We have shown that OxdC requires manganese and dioxygen for activity. Oxalate decarboxylase and oxalate oxidase share not only the same substrate and manganese cofactor, but also the key manganese-binding residues of cupin sequence motifs. Dioxygen is a substrate for the oxidase. By contrast, it is a unique cofactor for the decarboxylase, despite the overall reaction involving no net redox change. We were the first to propose a divergent free radical mechanisms to account for these observations (see below left for the current proposal). We have developed the first real-time assay for this enzyme that detects both the substrate and the products simultaneously allowing mechanistic studies. Crystal structures of the decarboxylase and the plant oxidase have been available for some time, but it was not completely clear what differences in the active sites of these enzymes determined the chemical fate of the cleavage of the carbon-carbon bond of oxalate. It had been suggested that the C-terminal domain manganese-binding site was the catalytically active site. However, we solved an alternative oxalate decarboxylase structure with David Lawson, which has helped identify the N-terminal domain manganese-binding site to be the main catalytic site and Glu-162 to be the crucial general acid that is required for the decarboxylase reaction. This residue forms part of a lid that closes over the active site (see below right). Mutagenesis and additional structural studies have supported these findings and highlighted the importance of lid flexibility in catalysis. Furthermore, guided by sequence comparisons with a novel fungal oxalate oxidase, we have demonstrated the remarkable interconversion of decarboxylase and oxidase activities. Thus, reaction specificity is controlled by the presence/absence of the general acid Glu-162 together with the saturation behaviour towards dioxygen, which is dictated by the peptide sequence of the lid. Moreover, we have interconverted these activities with a single amino acid change, by-passing the need for a promiscuous evolutionary intermediate enzyme (see below middle).

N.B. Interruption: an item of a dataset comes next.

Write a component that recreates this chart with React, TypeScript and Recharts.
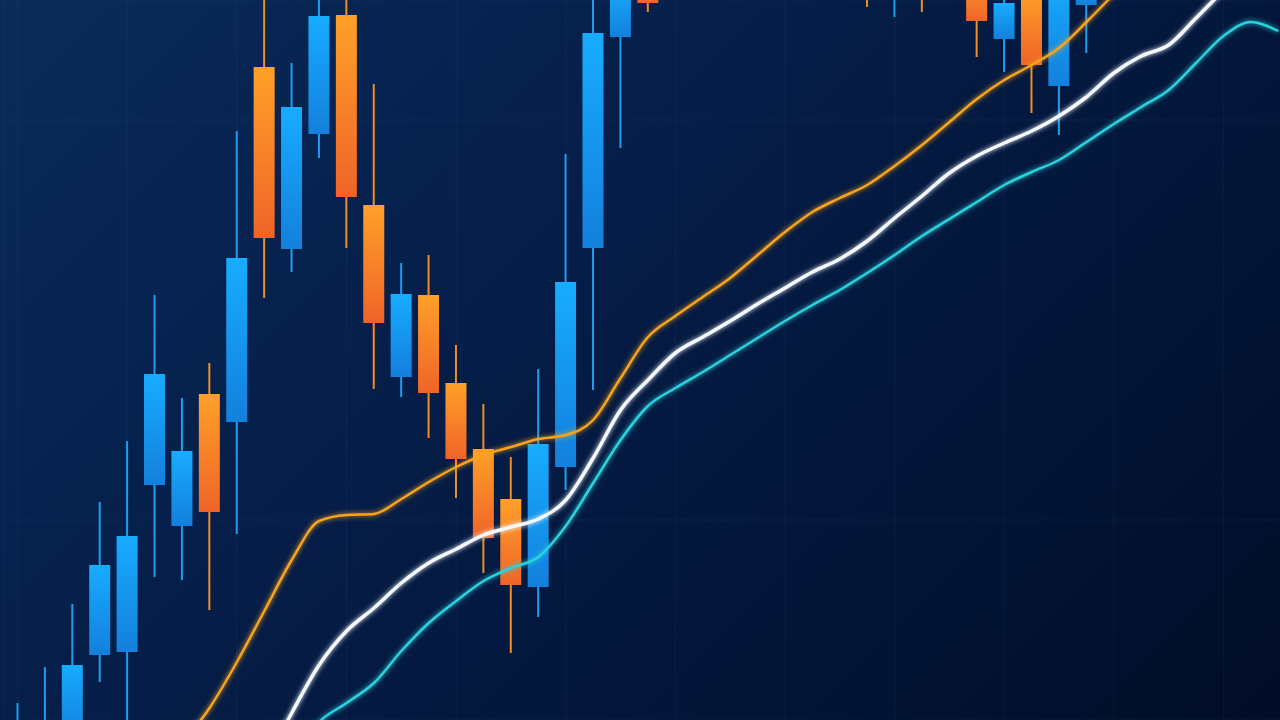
import {
  Bar,
  CartesianGrid,
  ComposedChart,
  Line,
  XAxis,
  YAxis,
} from 'recharts';

const days = Array.from({ length: 47 }, (_, i) => `D${i + 1}`);

const opens = [
  93.0, 94.0, 98.5, 106.5, 106.8, 123.5, 119.4, 132.6, 129.8, 165.3,
  147.1, 158.6, 170.5, 151.5, 134.3, 142.5, 133.7, 127.1, 122.1, 113.3,
  125.3, 147.2, 168.3, 175.5, 176.0, 178.5, 176.2, 180.6, 178.0, 182.1,
  177.4, 176.8, 172.5, 176.0, 174.0, 174.6, 168.1, 173.0, 163.4, 171.5,
];
const highs = [
  101.7, 105.3, 111.6, 121.8, 127.9, 142.5, 132.2, 135.7, 158.9, 174.0,
  165.7, 173.5, 173.2, 163.6, 145.7, 146.5, 137.5, 131.6, 126.3, 135.1,
  156.6, 175.0, 176.5, 178.0, 179.5, 182.0, 181.4, 184.2, 183.0, 185.6,
  180.5, 178.9, 179.0, 178.1, 180.2, 177.9, 176.0, 176.4, 175.8, 179.0,
];
const lows = [
  91.0, 92.0, 96.0, 103.8, 97.5, 114.3, 114.0, 111.0, 118.6, 142.2,
  144.8, 156.2, 147.2, 133.1, 132.3, 128.2, 122.2, 114.7, 106.7, 110.3,
  123.0, 133.0, 157.2, 170.8, 172.8, 174.6, 173.9, 177.1, 175.4, 176.3,
  173.6, 171.3, 170.3, 170.8, 172.5, 166.3, 164.8, 160.7, 158.5, 166.7,
];
const closes = [
  98.0, 99.5, 105.5, 115.5, 118.4, 134.6, 126.9, 120.8, 146.2, 148.2,
  161.3, 170.4, 152.3, 139.7, 142.6, 132.7, 126.1, 118.2, 113.5, 127.6,
  143.8, 168.7, 173.5, 171.7, 178.5, 176.2, 180.6, 178.0, 182.1, 177.4,
  179.9, 172.5, 177.2, 172.5, 178.6, 169.9, 171.7, 165.5, 174.0, 175.0,
];

// moving averages: fast (orange), mid (white), slow (cyan)
const maFast = [
  null, null, null, null, null, 93.0, 97.5, 101.2, 105.8, 110.9,
  116.0, 119.9, 120.5, 120.6, 122.1, 123.8, 125.3, 126.5, 127.3, 128.1,
  128.5, 130.0, 134.2, 138.3, 140.4, 142.3, 144.2, 146.5, 148.8, 150.8,
  152.2, 153.5, 155.4, 157.5, 159.8, 162.1, 164.0, 165.5, 167.2, 169.8,
  172.6, 175.5, 178.2, null, null, null, null,
];
const maMid = [
  null, null, null, null, null, null, null, null, null, 95.5,
  100.7, 105.5, 108.9, 111.2, 113.7, 115.7, 117.1, 118.5, 119.3, 120.1,
  122.0, 126.2, 131.0, 134.0, 136.7, 138.3, 139.9, 141.6, 143.2, 144.8,
  146.1, 147.9, 150.2, 152.4, 154.7, 156.4, 157.7, 158.9, 160.4, 162.3,
  164.7, 166.4, 167.5, 170.2, 173.0, 176.0, null,
];
const maSlow = [
  null, null, null, null, null, null, null, null, null, null,
  96.0, 99.8, 101.7, 103.7, 106.9, 109.7, 111.9, 113.9, 115.2, 116.3,
  119.4, 123.7, 128.0, 131.4, 133.2, 134.8, 136.5, 138.2, 139.9, 141.5,
  143.0, 144.7, 146.5, 148.4, 150.1, 151.8, 153.5, 154.8, 156.0, 157.8,
  159.6, 161.3, 163.0, 165.7, 168.4, 169.8, 168.9,
];

const priceTicks = [120, 160];

const data = days.map((day, i) => ({
  day,
  open: opens[i],
  high: highs[i],
  low: lows[i],
  close: closes[i],
  range: highs[i] !== undefined ? [lows[i], highs[i]] : undefined,
  maFast: maFast[i],
  maMid: maMid[i],
  maSlow: maSlow[i],
}));

function Candle(props: any) {
  const { x, y, width, height, payload } = props;
  if (!payload || payload.high === undefined || !height) return null;
  const { open, high, low, close } = payload;
  const up = close >= open;
  const k = height / (high - low);
  const top = y + (high - Math.max(open, close)) * k;
  const bottom = y + (high - Math.min(open, close)) * k;
  const cx = x + width / 2;
  return (
    <g>
      <line
        x1={cx}
        x2={cx}
        y1={y}
        y2={y + height}
        stroke={up ? '#1d9ef0' : '#f08d24'}
        strokeWidth={2}
      />
      <rect
        x={x}
        y={top}
        width={width}
        height={Math.max(bottom - top, 1)}
        fill={up ? 'url(#upFill)' : 'url(#downFill)'}
      />
    </g>
  );
}

export default function App() {
  return (
    <div
      style={{
        position: 'fixed',
        top: 0,
        left: 0,
        width: 1280,
        height: 720,
        overflow: 'hidden',
        background:
          'linear-gradient(135deg, #0a2b59 0%, #061f4b 35%, #031538 70%, #010d27 100%)',
      }}
    >
      <ComposedChart
        width={1292}
        height={720}
        data={data}
        margin={{ top: 0, right: 0, left: 4, bottom: 0 }}
      >
        <defs>
          <linearGradient id="upFill" x1="0" y1="0" x2="0" y2="1">
            <stop offset="0%" stopColor="#17acff" />
            <stop offset="100%" stopColor="#1380dc" />
          </linearGradient>
          <linearGradient id="downFill" x1="0" y1="0" x2="0" y2="1">
            <stop offset="0%" stopColor="#ffa028" />
            <stop offset="100%" stopColor="#ef6428" />
          </linearGradient>
          <filter id="glow" x="-20%" y="-20%" width="140%" height="140%">
            <feGaussianBlur stdDeviation="2.5" result="blur" />
            <feMerge>
              <feMergeNode in="blur" />
              <feMergeNode in="SourceGraphic" />
            </feMerge>
          </filter>
        </defs>
        <CartesianGrid stroke="rgba(110,160,220,0.05)" strokeWidth={1.5} />
        <XAxis dataKey="day" hide interval={3} />
        <YAxis hide domain={[100, 172]} allowDataOverflow ticks={priceTicks} />
        <Bar dataKey="range" barSize={21} shape={Candle} isAnimationActive={false} />
        <Line
          type="monotone"
          dataKey="maFast"
          stroke="#f7a31c"
          strokeWidth={2.5}
          dot={false}
          filter="url(#glow)"
          isAnimationActive={false}
        />
        <Line
          type="monotone"
          dataKey="maMid"
          stroke="#f4f8ff"
          strokeWidth={3.5}
          dot={false}
          filter="url(#glow)"
          isAnimationActive={false}
        />
        <Line
          type="monotone"
          dataKey="maSlow"
          stroke="#2ad2de"
          strokeWidth={2.5}
          dot={false}
          filter="url(#glow)"
          isAnimationActive={false}
        />
      </ComposedChart>
    </div>
  );
}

Fungal Oxalate Oxidase and Lignin Degradation

Ceriporiopsis subvermispora is a lignin-degrading fungus with applications in the paper pulping industry. It utilises the hydrogen peroxide-requiring enzyme manganeses peroxidase to degrade lignin. The most likely source of hydrogen peroxide appears to be oxalate oxidase which converts oxalate and dioxygen to hydrogen peroxide and carbon dioxide. We have cloned and sequenced two allelic isoforms of oxalate oxidase from this fungus in collaboration with Raphael Vicuña (Santiago, Chile). Surprisingly, their sequences resemble those of the bacterial bicupin oxalate decarboxylases rather than the plant monocupin oxalate oxidases (also known as germins). The fungal oxidases therefore form a new class of oxalate oxidases. Sequence alignments between the bicupin fungal oxidases and the bacterial decarboxylases together with molecular modelling have provided independent evidence for the identity of the active sites of these enzymes and the importance of a crucial Glu residue in the decarboxylase reaction. These observations have guided the interconversion of decarboxylase and oxidase activities as described above.

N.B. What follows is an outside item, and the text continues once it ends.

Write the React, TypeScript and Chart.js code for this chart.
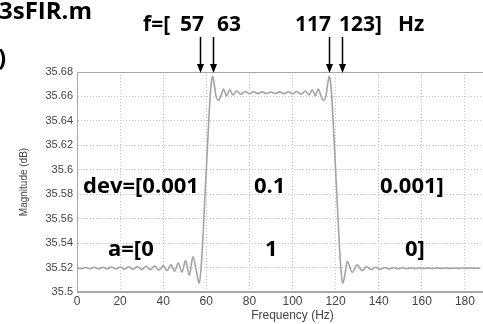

Plant Oxalate Oxidase and Disease Resistance

Oxalate oxidase (also known as germin) is expressed in cereal crops in response to a number of biotic and abiotic stresses including the powdery mildew infection of barley. Like oxalate decarboxylase, this enzyme is used in the clinical detection of oxalate and its expression in crop plants confers fungal disease resistance. Our new found understanding of the catalytic mechanism will allow the design of new chemical catalysts for the production of hydrogen peroxide.

We have shown that the barley enzyme does not contain copper, flavin or iron, which are normally utilised as cofactors by oxidases that convert dioxygen directly to hydrogen peroxide. We were the first to identify the presence of mononuclear manganese(II). This may explain the link between the severity of take-all fungal infection of wheat and low manganese content of seed and soil.

Adjacent is a model of the barley oxalate oxidase active site, derived from a homology model. The manganese(II) ion is ligated by the highly conserved histidines and glutamate of the cupin sequence motifs. The two water molecules indicate where the two substrates could bind. This published prediction was later shown to be correct by RW Pickersgill et al. We have also cloned a similar but distinct fungal oxalate oxidase as described above.